Piston seizure is primarily caused by internal corrosion or contamination inside the caliper body. Brake fluid is hygroscopic, meaning it absorbs moisture from the atmosphere over time, and this water accumulation can lead to rust forming on the steel piston or the cylinder bore. A rough, corroded surface prevents the piston from sliding smoothly, hindering the tiny but precise retraction movement needed to clear the pad from the rotor. The failure of the outer rubber dust boot also allows road grime, salt, and debris to enter the bore, accelerating the rate of corrosion and binding the piston.
Seized Caliper Guide Pins
Floating caliper designs rely on guide pins, sometimes called slide pins, to ensure that clamping force is distributed evenly across both brake pads. These pins allow the entire caliper body to slide laterally on the caliper bracket once the piston has pushed the inner pad against the rotor. This sliding action is what pulls the outer pad inward to squeeze the rotor between the two friction surfaces. If these guide pins become seized, the caliper cannot move to equalize the pressure.

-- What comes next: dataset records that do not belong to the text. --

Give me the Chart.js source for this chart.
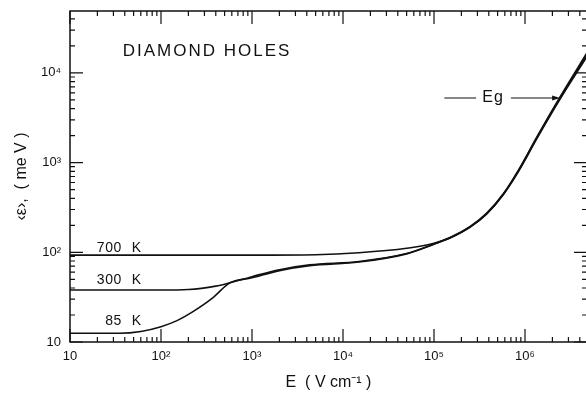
<!DOCTYPE html>
<html>
<head>
<meta charset="utf-8">
<script src="https://cdn.jsdelivr.net/npm/chart.js@4.4.1/dist/chart.umd.min.js"></script>
<style>
  html, body { margin: 0; padding: 0; background: #fff; overflow: hidden; }
  #wrap { width: 588px; height: 395px; }
</style>
</head>
<body>
<div id="wrap"><canvas id="chart"></canvas></div>
<script>
// field E (V/cm) and mean energy <eps> (meV)
const field700 = [10, 1e3, 5e3, 1.5e4, 5e4, 1e5, 1.5e5, 2.5e5, 3.8e5, 5.8e5, 8.5e5, 1.35e6, 2.4e6, 4.8e6];
const energy700 = [93, 93, 94, 99, 111, 126, 146, 194, 273, 452, 830, 1930, 5300, 16800];

const field300 = [10, 100, 200, 400, 560, 1000, 2000, 4300, 1.5e4, 5e4, 1e5, 1.5e5, 2.5e5, 3.8e5, 5.8e5, 8.5e5, 1.35e6, 2.4e6, 4.8e6];
const energy300 = [38, 38, 38.5, 42, 45.5, 53.5, 64, 72.5, 79, 97, 124, 145, 192, 270, 447, 815, 1890, 5150, 16000];

const field85 = [10, 35, 60, 100, 150, 220, 370, 560, 1000, 2000, 4300, 1.5e4, 5e4, 1e5, 1.5e5, 2.5e5, 3.8e5, 5.8e5, 8.5e5, 1.35e6, 2.4e6, 4.8e6];
const energy85 = [12.5, 12.5, 13.1, 14.8, 17.3, 21.5, 31, 45, 52, 62.5, 71, 78, 96, 123, 144, 191, 268, 442, 800, 1850, 5000, 15200];

const xTicks = [10, 1e2, 1e3, 1e4, 1e5, 1e6];
const yTicks = [10, 1e2, 1e3, 1e4];
const tempLabels = [['700', 112], ['300', 48.5], ['85', 17.1]];

const sup = { '1': '\u00b9', '2': '\u00b2', '3': '\u00b3', '4': '\u2074', '5': '\u2075', '6': '\u2076' };
function decadeLabel(v) {
  const k = Math.round(Math.log10(v));
  return k === 1 ? '10' : '10' + sup[k];
}

const pts = (xs, ys) => xs.map((x, i) => ({ x, y: ys[i] }));
const line = (data) => ({
  data, borderColor: '#111', borderWidth: 1.6, pointRadius: 0,
  showLine: true, fill: false, cubicInterpolationMode: 'monotone'
});

const INK = '#111';
const FONT = '"Liberation Sans", Arial, sans-serif';

const decor = {
  id: 'decor',
  afterDraw(chart) {
    const { ctx, chartArea: a, scales: { x, y } } = chart;
    ctx.save();
    ctx.strokeStyle = INK;
    ctx.lineWidth = 1.5;
    ctx.strokeRect(a.left, a.top, a.right - a.left, a.bottom - a.top);

    // inward ticks on all four sides
    ctx.lineWidth = 1.2;
    ctx.beginPath();
    for (let k = 1; k <= 6; k++) {
      for (let m = 1; m <= 9; m++) {
        const v = m * Math.pow(10, k);
        const len = m === 1 ? 13 : 5;
        if (v >= x.min && v <= x.max) {
          const px = x.getPixelForValue(v);
          ctx.moveTo(px, a.bottom); ctx.lineTo(px, a.bottom - len);
          ctx.moveTo(px, a.top); ctx.lineTo(px, a.top + len);
        }
        if (v >= y.min && v <= y.max) {
          const py = y.getPixelForValue(v);
          ctx.moveTo(a.left, py); ctx.lineTo(a.left + len, py);
          ctx.moveTo(a.right, py); ctx.lineTo(a.right - len, py);
        }
      }
    }
    ctx.stroke();

    ctx.fillStyle = INK;
    ctx.textBaseline = 'middle';

    // title inside the plot
    ctx.font = '17px ' + FONT;
    ctx.letterSpacing = '2px';
    ctx.textAlign = 'left';
    ctx.fillText('DIAMOND HOLES', x.getPixelForValue(38), y.getPixelForValue(17500));

    // temperature labels
    ctx.font = '14px ' + FONT;
    ctx.letterSpacing = '0.5px';
    const numRight = x.getPixelForValue(37);
    tempLabels.forEach(([t, e]) => {
      const py = y.getPixelForValue(e);
      ctx.textAlign = 'right';
      ctx.fillText(t, numRight, py);
      ctx.textAlign = 'left';
      ctx.fillText('K', numRight + 10, py);
    });

    // Eg marker
    const ey = y.getPixelForValue(5250);
    ctx.font = '16px ' + FONT;
    ctx.letterSpacing = '1px';
    ctx.textAlign = 'center';
    ctx.fillText('Eg', x.getPixelForValue(4.45e5), ey);
    ctx.lineWidth = 1;
    ctx.beginPath();
    ctx.moveTo(x.getPixelForValue(1.3e5), ey); ctx.lineTo(x.getPixelForValue(2.9e5), ey);
    const tip = x.getPixelForValue(2.43e6);
    ctx.moveTo(x.getPixelForValue(7e5), ey); ctx.lineTo(tip - 4, ey);
    ctx.stroke();
    ctx.beginPath();
    ctx.moveTo(tip, ey); ctx.lineTo(tip - 8, ey - 2.5); ctx.lineTo(tip - 8, ey + 2.5);
    ctx.closePath();
    ctx.fill();
    ctx.restore();
  }
};

new Chart(document.getElementById('chart'), {
  type: 'scatter',
  data: {
    datasets: [
      line(pts(field700, energy700)),
      line(pts(field300, energy300)),
      line(pts(field85, energy85))
    ]
  },
  options: {
    responsive: true,
    maintainAspectRatio: false,
    animation: false,
    layout: { padding: { top: 11, right: 1, left: 0, bottom: 0 } },
    plugins: { legend: { display: false }, tooltip: { enabled: false } },
    scales: {
      x: {
        type: 'logarithmic', min: 10, max: 4.8e6,
        grid: { display: false, drawTicks: false },
        border: { display: false },
        afterFit: (s) => { s.height = 53; s.paddingLeft = 0; s.paddingRight = 0; },
        afterBuildTicks: (s) => { s.ticks = xTicks.map(v => ({ value: v })); },
        ticks: { color: INK, padding: 7, maxRotation: 0, autoSkip: false,
                 font: { family: FONT, size: 13 }, callback: (v) => decadeLabel(v) },
        title: { display: true, text: 'E  ( V cm\u207b\u00b9 )', color: INK,
                 font: { family: FONT, size: 16 }, padding: { top: 4, bottom: 3 } }
      },
      y: {
        type: 'logarithmic', min: 10, max: 4.9e4,
        grid: { display: false, drawTicks: false },
        border: { display: false },
        afterFit: (s) => { s.width = 70; s.paddingTop = 0; s.paddingBottom = 0; },
        afterBuildTicks: (s) => { s.ticks = yTicks.map(v => ({ value: v })); },
        ticks: { color: INK, padding: 9, autoSkip: false,
                 font: { family: FONT, size: 13 }, callback: (v) => decadeLabel(v) },
        title: { display: true, text: '\u2039\u03b5\u203a,  ( me V )', color: INK,
                 font: { family: FONT, size: 16 }, padding: { top: 12, bottom: 0 } }
      }
    }
  },
  plugins: [decor]
});
</script>
</body>
</html>
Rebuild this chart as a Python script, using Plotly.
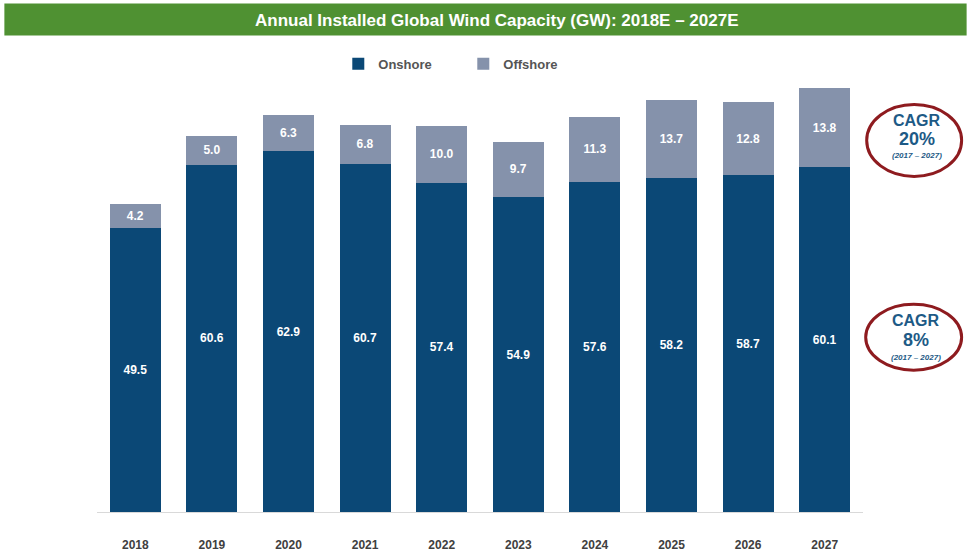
import plotly.graph_objects as go

years = ["2018", "2019", "2020", "2021", "2022", "2023", "2024", "2025", "2026", "2027"]
onshore = [49.5, 60.6, 62.9, 60.7, 57.4, 54.9, 57.6, 58.2, 58.7, 60.1]
offshore = [4.2, 5.0, 6.3, 6.8, 10.0, 9.7, 11.3, 13.7, 12.8, 13.8]

title_text = "Annual Installed Global Wind Capacity (GW): 2018E – 2027E"
FONT = "Liberation Sans, Arial, sans-serif"

fig = go.Figure()
fig.add_trace(go.Bar(
    x=years, y=onshore, name="Onshore",
    marker=dict(color="#0b4876", line=dict(width=0)),
    text=[f"{v:.1f}" for v in onshore], textposition="inside",
    insidetextanchor="middle", textangle=0, constraintext="none",
    textfont=dict(color="white", size=12, family=FONT, weight="bold"),
))
fig.add_trace(go.Bar(
    x=years, y=offshore, name="Offshore",
    marker=dict(color="#8592ab", line=dict(width=0)),
    text=[f"{v:.1f}" for v in offshore], textposition="inside",
    insidetextanchor="middle", textangle=0, constraintext="none",
    textfont=dict(color="white", size=12, family=FONT, weight="bold"),
))

W, H = 967, 554
ml, mr, mt, mb = 96.7, 103.7, 81.5, 42

fig.update_layout(
    width=W, height=H,
    margin=dict(l=ml, r=mr, t=mt, b=mb, pad=0, autoexpand=False),
    barmode="stack", bargap=0.335,
    paper_bgcolor="white", plot_bgcolor="white",
    font=dict(family=FONT),
    showlegend=True,
    legend=dict(
        orientation="h", x=0.315, y=1.077, xanchor="left", yanchor="top",
        font=dict(size=13, color="#555555", family=FONT, weight="bold"),
        itemsizing="constant", traceorder="normal", entrywidth=80,
        bgcolor="rgba(0,0,0,0)",
    ),
    xaxis=dict(
        type="category", range=[-0.5, 9.5], showgrid=False, automargin=False,
        showline=True, linecolor="#d9d9d9", linewidth=1,
        ticks="", ticklabelstandoff=22,
        tickfont=dict(size=12, color="#404040", family=FONT, weight="bold"),
    ),
    yaxis=dict(range=[0, 75], visible=False, showgrid=False, automargin=False),
    shapes=[
        dict(type="rect", xref="paper", yref="paper",
             x0=(4 - ml) / (W - ml - mr), x1=(W - ml) / (W - ml - mr),
             y0=(H - mb - 35) / (H - mt - mb), y1=(H - mb - 3) / (H - mt - mb),
             fillcolor="#4f9132", line=dict(width=0), layer="below"),
        dict(type="circle", xref="paper", yref="paper",
             x0=(867 - ml) / (W - ml - mr), x1=(962 - ml) / (W - ml - mr),
             y0=(H - mb - 176) / (H - mt - mb), y1=(H - mb - 104) / (H - mt - mb),
             line=dict(color="#8e1b1f", width=3)),
        dict(type="circle", xref="paper", yref="paper",
             x0=(866 - ml) / (W - ml - mr), x1=(962 - ml) / (W - ml - mr),
             y0=(H - mb - 370) / (H - mt - mb), y1=(H - mb - 304) / (H - mt - mb),
             line=dict(color="#8e1b1f", width=3)),
    ],
)

def px(x):
    return (x - ml) / (W - ml - mr)

def py(y):
    return (H - mb - y) / (H - mt - mb)

ann = [
    dict(text=f"<b>{title_text}</b>", x=px(497), y=py(20),
         font=dict(size=17, color="white", family=FONT)),
    dict(text="<b>CAGR</b>", x=px(917), y=py(120), font=dict(size=16, color="#1d5a86", family=FONT)),
    dict(text="<b>20%</b>", x=px(917), y=py(139), font=dict(size=18, color="#1d5a86", family=FONT)),
    dict(text="<b><i>(2017 – 2027)</i></b>", x=px(917), y=py(155), font=dict(size=8, color="#1d5a86", family=FONT)),
    dict(text="<b>CAGR</b>", x=px(916), y=py(320), font=dict(size=16, color="#1d5a86", family=FONT)),
    dict(text="<b>8%</b>", x=px(916), y=py(340), font=dict(size=18, color="#1d5a86", family=FONT)),
    dict(text="<b><i>(2017 – 2027)</i></b>", x=px(916), y=py(357), font=dict(size=8, color="#1d5a86", family=FONT)),
]
for a in ann:
    fig.add_annotation(xref="paper", yref="paper", showarrow=False,
                       xanchor="center", yanchor="middle", **a)

fig.write_html("out.html")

Corrosion and lack of proper lubrication are the main reasons guide pins seize within their bores. When a pin is frozen in place, the piston still presses the inner pad, but the caliper body fails to pull the outer pad into full contact with the rotor. This means the inner pad ends up doing the vast majority of the braking work, leading to its accelerated and uneven wear compared to the nearly untouched outer pad. Torn or damaged rubber dust boots surrounding the pins allow moisture and road salt to infiltrate the mechanism, causing rust buildup that restricts movement and eventually locks the pins solid.

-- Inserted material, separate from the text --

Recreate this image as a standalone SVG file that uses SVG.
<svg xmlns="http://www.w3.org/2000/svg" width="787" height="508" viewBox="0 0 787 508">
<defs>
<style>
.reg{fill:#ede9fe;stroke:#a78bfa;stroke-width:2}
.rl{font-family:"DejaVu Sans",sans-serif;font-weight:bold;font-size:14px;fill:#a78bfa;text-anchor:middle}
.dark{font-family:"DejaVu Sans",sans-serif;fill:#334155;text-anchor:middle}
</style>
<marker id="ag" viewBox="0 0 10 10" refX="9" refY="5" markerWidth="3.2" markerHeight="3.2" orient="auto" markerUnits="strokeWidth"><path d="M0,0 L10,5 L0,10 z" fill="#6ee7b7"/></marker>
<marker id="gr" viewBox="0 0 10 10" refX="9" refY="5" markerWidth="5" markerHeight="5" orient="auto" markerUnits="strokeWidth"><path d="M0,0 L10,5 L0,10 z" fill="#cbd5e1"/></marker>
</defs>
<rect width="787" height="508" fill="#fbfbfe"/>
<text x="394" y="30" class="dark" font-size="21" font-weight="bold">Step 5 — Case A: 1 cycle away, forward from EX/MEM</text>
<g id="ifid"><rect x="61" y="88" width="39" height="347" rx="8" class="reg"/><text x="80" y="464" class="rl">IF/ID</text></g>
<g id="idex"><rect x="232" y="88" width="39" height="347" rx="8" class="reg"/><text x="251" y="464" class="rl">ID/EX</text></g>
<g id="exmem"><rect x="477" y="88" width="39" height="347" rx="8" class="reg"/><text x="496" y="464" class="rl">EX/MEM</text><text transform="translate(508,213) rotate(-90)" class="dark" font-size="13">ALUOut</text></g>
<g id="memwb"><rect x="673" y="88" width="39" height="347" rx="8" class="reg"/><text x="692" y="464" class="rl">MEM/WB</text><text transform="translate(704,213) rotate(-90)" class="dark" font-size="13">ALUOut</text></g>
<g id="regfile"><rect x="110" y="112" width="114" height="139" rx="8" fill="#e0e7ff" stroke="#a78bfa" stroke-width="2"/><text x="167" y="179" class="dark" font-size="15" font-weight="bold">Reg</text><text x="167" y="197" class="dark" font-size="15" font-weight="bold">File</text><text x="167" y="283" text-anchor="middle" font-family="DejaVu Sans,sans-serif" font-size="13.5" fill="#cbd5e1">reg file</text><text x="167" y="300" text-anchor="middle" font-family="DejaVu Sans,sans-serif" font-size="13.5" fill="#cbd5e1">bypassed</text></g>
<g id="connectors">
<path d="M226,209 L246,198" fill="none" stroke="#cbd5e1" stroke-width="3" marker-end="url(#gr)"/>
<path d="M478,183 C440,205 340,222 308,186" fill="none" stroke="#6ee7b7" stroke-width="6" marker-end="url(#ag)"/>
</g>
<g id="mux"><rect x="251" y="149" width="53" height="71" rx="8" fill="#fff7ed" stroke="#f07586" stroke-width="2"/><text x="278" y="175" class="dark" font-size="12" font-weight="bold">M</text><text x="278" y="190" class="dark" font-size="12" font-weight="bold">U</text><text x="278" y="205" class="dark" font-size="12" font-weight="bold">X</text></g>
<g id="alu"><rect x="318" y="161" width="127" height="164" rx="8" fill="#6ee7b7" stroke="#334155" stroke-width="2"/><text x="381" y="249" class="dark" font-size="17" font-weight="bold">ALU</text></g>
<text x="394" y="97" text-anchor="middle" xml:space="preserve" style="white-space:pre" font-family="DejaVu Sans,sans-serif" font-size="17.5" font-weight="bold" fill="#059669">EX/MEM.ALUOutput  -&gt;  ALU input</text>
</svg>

Improper Installation or Component Damage
Mechanical failures are not the only source of asymmetrical pad wear; errors during maintenance or previous physical damage can also be responsible. Incorrect installation of anti-rattle clips, shims, or other brake hardware can prevent the brake pad from seating or moving freely within the caliper carrier bracket. Rust buildup on the caliper bracket’s pad contact points can also compress the space, causing the pad to bind and fail to contact the rotor squarely or evenly.
The physical alignment of the entire caliper assembly is also a factor, as a bent caliper bracket from a road impact or incorrect mounting bolt torque can cause the caliper to push the pad at an angle. This misalignment often results in a “tapered” wear pattern, where the pad material is thinner on one edge than the other because force is applied unevenly. Using a friction material that is not compatible with the vehicle’s specific needs or neglecting to properly clean the rotor surface before installing new pads may also contribute to premature wear characteristics.

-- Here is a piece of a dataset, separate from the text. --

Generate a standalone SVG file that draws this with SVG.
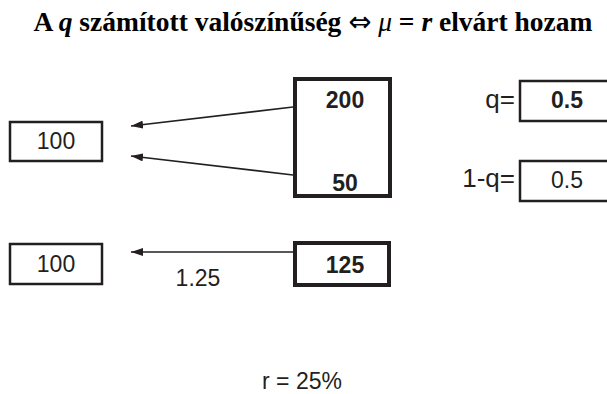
<svg xmlns="http://www.w3.org/2000/svg" width="607" height="394" viewBox="0 0 607 394">
  <style>
    .title { font-family: "Liberation Serif", "Times New Roman", serif; font-weight: bold; font-size: 27.5px; fill: #000; }
    .sym { font-family: "DejaVu Sans", sans-serif; font-weight: normal; }
    .num { font-family: "Liberation Sans", Arial, sans-serif; font-size: 23px; fill: #231f20; text-anchor: middle; }
    .bold { font-weight: bold; }
    .lbl { font-family: "Liberation Sans", Arial, sans-serif; font-size: 26px; fill: #231f20; text-anchor: end; }
    .box { fill: #fff; stroke: #231f20; stroke-width: 2.5; }
    .boxb { fill: #fff; stroke: #231f20; stroke-width: 4; }
    .conn { fill: none; stroke: #231f20; stroke-width: 1.6; marker-end: url(#head); }
  </style>
  <defs>
    <marker id="head" viewBox="0 0 12 8" refX="12" refY="4" markerWidth="12" markerHeight="8" markerUnits="userSpaceOnUse" orient="auto">
      <path d="M0,0 L12,4 L0,8 Z" fill="#231f20"/>
    </marker>
  </defs>
  <rect width="607" height="394" fill="#fff"/>

  <text class="title" x="313" y="31" text-anchor="middle">A <tspan font-style="italic">q</tspan> számított valószínűség <tspan class="sym">⇔</tspan> <tspan font-style="italic" font-weight="normal">μ</tspan> = <tspan font-style="italic">r</tspan> elvárt hozam</text>

  <g id="connectors">
    <line class="conn" x1="293" y1="107" x2="131" y2="126"/>
    <line class="conn" x1="293" y1="175" x2="131" y2="156"/>
    <line class="conn" x1="293" y1="252" x2="131" y2="252"/>
  </g>

  <g id="node-present-1">
    <rect class="box" x="10" y="122" width="92" height="39"/>
    <text class="num" x="56" y="149">100</text>
  </g>

  <g id="node-payoffs">
    <rect class="boxb" x="295" y="79" width="95" height="117"/>
    <text class="num bold" x="345" y="108">200</text>
    <text class="num bold" x="345" y="191">50</text>
  </g>

  <g id="node-q">
    <text class="lbl" x="515" y="108">q=</text>
    <rect class="box" x="520" y="81" width="100" height="40"/>
    <text class="num bold" x="567" y="108">0.5</text>
  </g>

  <g id="node-1-q">
    <text class="lbl" x="515" y="187">1-q=</text>
    <rect class="box" x="520" y="161" width="100" height="40"/>
    <text class="num" x="567" y="188">0.5</text>
  </g>

  <g id="node-present-2">
    <rect class="box" x="10" y="244" width="92" height="40"/>
    <text class="num" x="56" y="272">100</text>
  </g>

  <g id="node-expected">
    <rect class="boxb" x="295" y="243" width="94" height="42"/>
    <text class="num bold" x="345" y="273">125</text>
  </g>

  <text class="num" x="198" y="286">1.25</text>
  <text class="num" x="302" y="389">r = 25%</text>
</svg>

Consequences of Ignoring Asymmetrical Wear
Continuing to operate a vehicle with one brake pad wearing significantly faster than the others poses a serious safety hazard that escalates quickly. The most immediate risk is a sudden and severe reduction in stopping power, as the compromised brake assembly cannot generate the designed amount of friction. When the single worn pad is exhausted, the metal backing plate will contact the rotor, instantly creating a loud grinding noise and severely scoring the rotor surface.
The metal-on-metal friction generates excessive heat that can damage the rotor, potentially causing it to warp, and transfer heat to the brake fluid. This extreme heat can cause the brake fluid to boil, a phenomenon known as brake fade, which results in a spongy pedal feel and a complete loss of hydraulic braking pressure. Furthermore, the uneven braking force can cause the vehicle to pull sharply to one side when the brakes are applied, leading to a loss of control, especially during high-speed stops or emergency maneuvers.